Crime Library: Criminal Minds and Methods

Belle Gunness

Doubts

La Porte County Courthouse
La Porte County Courthouse

A few days after the fire, Ray Lamphere brooded in the courthouse lock-up, sorry he had ever heard the name Belle Gunness. He realized he was in a precarious position and hoped that he could wiggle out of this situation, somehow. He had no money for a lawyer.

The law alleged he had killed Belle Gunness, but first the law would have to prove it was Belle Gunness who was found dead. And from what he was hearing from friends who visited him in his cell, popular opinion was quickly moving in his favor. Much of the town really didn't believe that the headless woman found under the rubble of the farmhouse was its owner; rumors mentioned a much smaller victim than the corpulent Norse woman. More so, if there was a scoundrel in their midst, it wasn't considered — at least today — Ray Lamphere. The name whispered on everyone's lips with horror these days was none other than Belle Gunness herself.

Jennie Olsen
Jennie Olsen

There was a lot of reticence in La Porte. Suddenly, there were doubts. Why had so many suitors come and gone to fade into thin air, often leaving behind their personal belongings? (She had been seen in the fields afterwards, wearing their long coats to plow, their hats to shield her from rain.) Where was Jennie, the daughter? (The college she was supposed to have attended in San Francisco had no record of her.) Where was she getting her money? (She seemed to be living too well for the meager income her trade would allow.)

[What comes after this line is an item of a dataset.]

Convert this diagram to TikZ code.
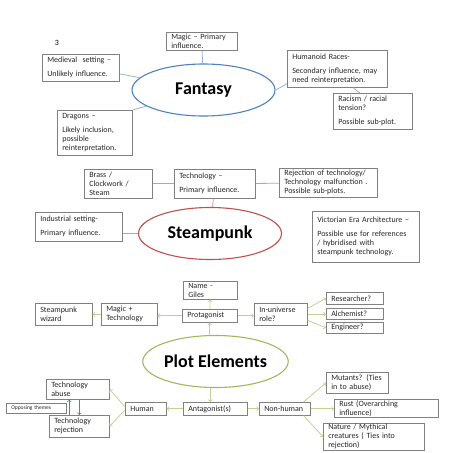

Suspect clues were starting to turn up in the rubble. Men's watches, men's coat buttons, men's billfolds, emptied. Then a human rib cage, recently buried. Then a skeletal arm, recently buried. Then a complete skeleton, recently buried. Sheriff Al Smutzer, wanting like hell to keep this scandal to his peace-loving town quiet, hired Joe Maxson and Belle's neighbor, Daniel Hutson, to quietly dig through the rubble to see what else might turn up — particularly, Belle Gunness' head — and report directly to him, no one else, if they found something relevant.

But, the diggers couldn't hide themselves, especially since a daily parade of town's folk passed the charred remains of the house; sometimes, they would stop their buggies to gawk and whisper and cross themselves, warding off the demon that brooded in the midst over the silent ruin.